▶ **Exercise brief**:
Find and copy every line in the records that includes the string "this".

▶ **Data supplied**:
[start]

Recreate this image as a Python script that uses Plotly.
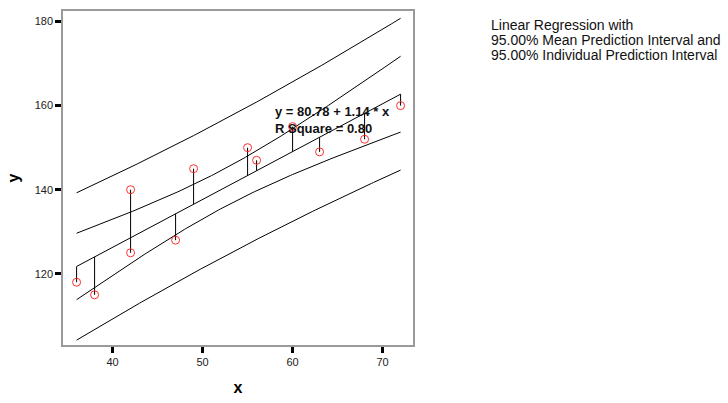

[end]
[start]

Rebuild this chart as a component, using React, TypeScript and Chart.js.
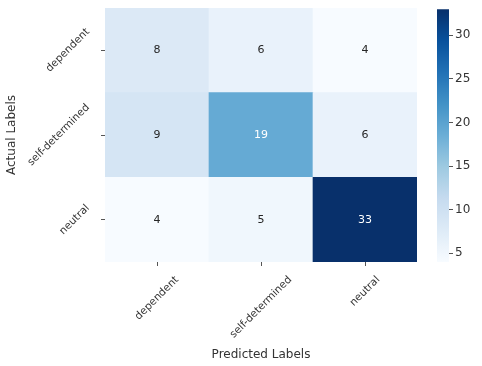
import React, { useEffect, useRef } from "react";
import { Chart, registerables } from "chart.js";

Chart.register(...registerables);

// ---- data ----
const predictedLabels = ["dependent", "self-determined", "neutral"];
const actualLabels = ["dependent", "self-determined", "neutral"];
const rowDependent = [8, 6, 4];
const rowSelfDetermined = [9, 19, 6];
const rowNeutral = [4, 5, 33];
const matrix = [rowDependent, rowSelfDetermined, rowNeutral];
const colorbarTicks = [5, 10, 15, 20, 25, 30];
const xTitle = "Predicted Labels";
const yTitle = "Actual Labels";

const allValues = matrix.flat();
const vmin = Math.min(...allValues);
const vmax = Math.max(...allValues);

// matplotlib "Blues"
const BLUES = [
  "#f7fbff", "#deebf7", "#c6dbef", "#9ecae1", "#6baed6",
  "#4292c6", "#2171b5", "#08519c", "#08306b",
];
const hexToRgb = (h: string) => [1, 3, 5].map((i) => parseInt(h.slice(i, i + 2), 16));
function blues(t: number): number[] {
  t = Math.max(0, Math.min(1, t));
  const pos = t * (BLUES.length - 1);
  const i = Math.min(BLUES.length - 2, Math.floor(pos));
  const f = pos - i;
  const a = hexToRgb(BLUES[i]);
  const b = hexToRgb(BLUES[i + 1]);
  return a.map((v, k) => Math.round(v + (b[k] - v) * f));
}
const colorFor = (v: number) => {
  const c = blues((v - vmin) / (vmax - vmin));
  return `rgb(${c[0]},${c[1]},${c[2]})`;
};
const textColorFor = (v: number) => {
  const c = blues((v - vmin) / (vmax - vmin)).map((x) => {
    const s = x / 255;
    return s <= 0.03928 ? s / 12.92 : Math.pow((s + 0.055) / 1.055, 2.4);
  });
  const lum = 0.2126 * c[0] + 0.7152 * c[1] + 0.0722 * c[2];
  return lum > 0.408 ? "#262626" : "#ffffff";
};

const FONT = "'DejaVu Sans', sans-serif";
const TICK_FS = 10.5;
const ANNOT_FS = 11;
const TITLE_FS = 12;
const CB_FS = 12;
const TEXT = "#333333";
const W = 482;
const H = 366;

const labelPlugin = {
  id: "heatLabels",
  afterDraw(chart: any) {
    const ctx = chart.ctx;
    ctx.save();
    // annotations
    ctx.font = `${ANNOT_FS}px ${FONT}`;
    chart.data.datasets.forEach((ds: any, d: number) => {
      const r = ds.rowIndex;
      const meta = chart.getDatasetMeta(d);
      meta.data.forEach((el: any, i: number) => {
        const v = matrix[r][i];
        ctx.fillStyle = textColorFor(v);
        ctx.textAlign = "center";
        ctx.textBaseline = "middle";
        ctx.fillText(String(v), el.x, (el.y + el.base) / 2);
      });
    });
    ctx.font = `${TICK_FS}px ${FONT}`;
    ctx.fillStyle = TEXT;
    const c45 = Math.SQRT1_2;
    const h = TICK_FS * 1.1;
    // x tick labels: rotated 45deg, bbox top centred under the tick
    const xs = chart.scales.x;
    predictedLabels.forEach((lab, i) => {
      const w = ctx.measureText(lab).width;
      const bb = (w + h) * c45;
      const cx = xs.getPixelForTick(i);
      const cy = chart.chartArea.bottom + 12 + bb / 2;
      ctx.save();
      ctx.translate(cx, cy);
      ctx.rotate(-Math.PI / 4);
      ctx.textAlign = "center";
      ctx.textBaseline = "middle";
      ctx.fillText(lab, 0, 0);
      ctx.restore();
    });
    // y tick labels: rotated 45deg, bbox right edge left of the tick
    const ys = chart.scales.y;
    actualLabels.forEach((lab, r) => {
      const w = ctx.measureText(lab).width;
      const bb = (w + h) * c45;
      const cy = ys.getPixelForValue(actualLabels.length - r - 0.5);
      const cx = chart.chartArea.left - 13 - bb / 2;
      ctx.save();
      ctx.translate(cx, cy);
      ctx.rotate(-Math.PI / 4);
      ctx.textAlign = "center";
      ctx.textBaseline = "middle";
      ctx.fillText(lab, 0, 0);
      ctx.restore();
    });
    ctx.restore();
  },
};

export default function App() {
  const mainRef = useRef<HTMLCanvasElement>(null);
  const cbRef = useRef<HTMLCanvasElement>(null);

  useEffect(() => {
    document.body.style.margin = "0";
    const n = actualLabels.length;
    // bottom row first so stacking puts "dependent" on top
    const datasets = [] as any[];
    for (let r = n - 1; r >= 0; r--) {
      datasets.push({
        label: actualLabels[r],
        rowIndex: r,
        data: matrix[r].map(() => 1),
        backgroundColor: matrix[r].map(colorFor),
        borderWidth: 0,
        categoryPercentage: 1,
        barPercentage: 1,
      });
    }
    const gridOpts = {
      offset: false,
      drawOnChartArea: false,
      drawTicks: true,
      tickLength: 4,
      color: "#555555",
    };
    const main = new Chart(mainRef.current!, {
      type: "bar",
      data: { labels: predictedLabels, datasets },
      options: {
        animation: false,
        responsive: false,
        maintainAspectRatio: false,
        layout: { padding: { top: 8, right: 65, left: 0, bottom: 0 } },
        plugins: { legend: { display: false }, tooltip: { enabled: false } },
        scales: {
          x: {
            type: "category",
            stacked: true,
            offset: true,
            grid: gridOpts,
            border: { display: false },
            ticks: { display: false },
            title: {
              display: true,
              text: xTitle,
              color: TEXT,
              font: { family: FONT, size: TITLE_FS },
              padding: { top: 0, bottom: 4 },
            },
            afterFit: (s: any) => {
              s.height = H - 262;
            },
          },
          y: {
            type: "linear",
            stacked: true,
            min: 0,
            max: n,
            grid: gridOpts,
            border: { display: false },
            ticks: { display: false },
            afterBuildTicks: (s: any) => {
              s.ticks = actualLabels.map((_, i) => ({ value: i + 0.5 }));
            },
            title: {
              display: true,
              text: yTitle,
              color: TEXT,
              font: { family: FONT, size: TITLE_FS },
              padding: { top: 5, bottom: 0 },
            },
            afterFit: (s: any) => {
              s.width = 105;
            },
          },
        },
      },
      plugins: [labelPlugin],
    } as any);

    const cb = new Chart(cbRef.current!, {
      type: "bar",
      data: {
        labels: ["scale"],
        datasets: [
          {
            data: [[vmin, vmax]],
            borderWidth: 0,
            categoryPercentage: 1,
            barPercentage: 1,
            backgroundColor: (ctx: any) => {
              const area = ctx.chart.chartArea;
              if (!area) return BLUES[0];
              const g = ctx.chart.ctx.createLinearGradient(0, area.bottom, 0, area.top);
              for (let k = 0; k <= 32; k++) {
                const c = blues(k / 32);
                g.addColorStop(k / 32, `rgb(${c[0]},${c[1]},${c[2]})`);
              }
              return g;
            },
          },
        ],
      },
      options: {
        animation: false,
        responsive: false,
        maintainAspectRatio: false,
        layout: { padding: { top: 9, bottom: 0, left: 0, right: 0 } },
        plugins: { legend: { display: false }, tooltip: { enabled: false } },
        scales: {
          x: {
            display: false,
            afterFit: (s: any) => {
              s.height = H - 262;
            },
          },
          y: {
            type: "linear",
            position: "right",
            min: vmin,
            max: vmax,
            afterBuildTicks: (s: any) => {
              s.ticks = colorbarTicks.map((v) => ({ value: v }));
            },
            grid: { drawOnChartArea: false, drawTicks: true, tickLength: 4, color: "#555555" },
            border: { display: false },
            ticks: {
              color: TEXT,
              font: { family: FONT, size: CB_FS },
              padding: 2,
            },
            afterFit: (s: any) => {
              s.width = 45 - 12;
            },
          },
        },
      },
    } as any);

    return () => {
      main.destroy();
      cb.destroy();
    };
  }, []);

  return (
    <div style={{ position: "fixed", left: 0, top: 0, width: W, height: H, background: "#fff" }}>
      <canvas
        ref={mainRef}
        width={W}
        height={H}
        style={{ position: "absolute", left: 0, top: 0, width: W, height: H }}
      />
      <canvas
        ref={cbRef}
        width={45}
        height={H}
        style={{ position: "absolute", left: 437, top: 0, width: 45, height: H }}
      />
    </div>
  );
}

[end]
[start]

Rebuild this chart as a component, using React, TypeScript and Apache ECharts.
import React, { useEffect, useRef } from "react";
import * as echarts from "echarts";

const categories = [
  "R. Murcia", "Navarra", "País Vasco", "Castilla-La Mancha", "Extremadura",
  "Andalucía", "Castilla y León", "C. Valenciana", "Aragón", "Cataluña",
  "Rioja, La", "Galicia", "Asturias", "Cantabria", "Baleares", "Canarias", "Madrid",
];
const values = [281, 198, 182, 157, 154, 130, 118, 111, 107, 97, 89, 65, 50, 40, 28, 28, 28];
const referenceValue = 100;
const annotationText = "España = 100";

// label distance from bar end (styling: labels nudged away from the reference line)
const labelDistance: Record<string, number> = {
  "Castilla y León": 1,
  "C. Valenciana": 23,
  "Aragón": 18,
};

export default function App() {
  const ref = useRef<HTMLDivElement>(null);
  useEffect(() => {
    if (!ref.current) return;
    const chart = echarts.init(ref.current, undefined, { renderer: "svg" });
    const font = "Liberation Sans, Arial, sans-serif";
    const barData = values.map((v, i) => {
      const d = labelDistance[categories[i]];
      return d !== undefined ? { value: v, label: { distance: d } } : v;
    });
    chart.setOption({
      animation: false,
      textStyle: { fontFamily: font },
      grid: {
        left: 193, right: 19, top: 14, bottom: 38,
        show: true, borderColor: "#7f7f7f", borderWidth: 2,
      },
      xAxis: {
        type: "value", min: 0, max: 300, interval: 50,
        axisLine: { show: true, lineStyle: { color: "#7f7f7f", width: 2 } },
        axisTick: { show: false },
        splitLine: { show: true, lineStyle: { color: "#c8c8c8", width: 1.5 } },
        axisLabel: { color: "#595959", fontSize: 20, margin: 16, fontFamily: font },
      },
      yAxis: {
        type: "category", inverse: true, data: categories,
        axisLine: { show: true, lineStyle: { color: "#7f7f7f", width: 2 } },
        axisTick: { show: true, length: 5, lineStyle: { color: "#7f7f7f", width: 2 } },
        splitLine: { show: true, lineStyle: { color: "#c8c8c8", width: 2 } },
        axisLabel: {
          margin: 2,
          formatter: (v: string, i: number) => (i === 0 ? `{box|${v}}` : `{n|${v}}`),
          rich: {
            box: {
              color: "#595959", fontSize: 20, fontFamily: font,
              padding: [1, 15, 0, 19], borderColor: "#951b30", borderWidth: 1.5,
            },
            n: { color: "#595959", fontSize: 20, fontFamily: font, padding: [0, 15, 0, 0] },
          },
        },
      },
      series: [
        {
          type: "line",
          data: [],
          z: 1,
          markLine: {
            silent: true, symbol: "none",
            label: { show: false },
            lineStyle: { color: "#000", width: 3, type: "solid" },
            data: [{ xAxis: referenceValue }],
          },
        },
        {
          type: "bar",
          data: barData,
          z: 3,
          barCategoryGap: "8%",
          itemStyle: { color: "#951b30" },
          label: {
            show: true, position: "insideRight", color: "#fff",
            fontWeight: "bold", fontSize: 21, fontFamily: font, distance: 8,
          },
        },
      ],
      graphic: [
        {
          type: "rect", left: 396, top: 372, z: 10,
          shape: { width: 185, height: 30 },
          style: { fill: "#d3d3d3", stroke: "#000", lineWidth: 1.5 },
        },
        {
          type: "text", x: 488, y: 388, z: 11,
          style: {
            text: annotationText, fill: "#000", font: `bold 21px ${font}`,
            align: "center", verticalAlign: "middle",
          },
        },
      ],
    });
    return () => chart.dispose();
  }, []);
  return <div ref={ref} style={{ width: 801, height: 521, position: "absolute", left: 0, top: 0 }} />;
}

[end]

▶ **Expected answer**:
Recreate this image as a Python script that uses Plotly.
Rebuild this chart as a component, using React, TypeScript and Chart.js.
Rebuild this chart as a component, using React, TypeScript and Apache ECharts.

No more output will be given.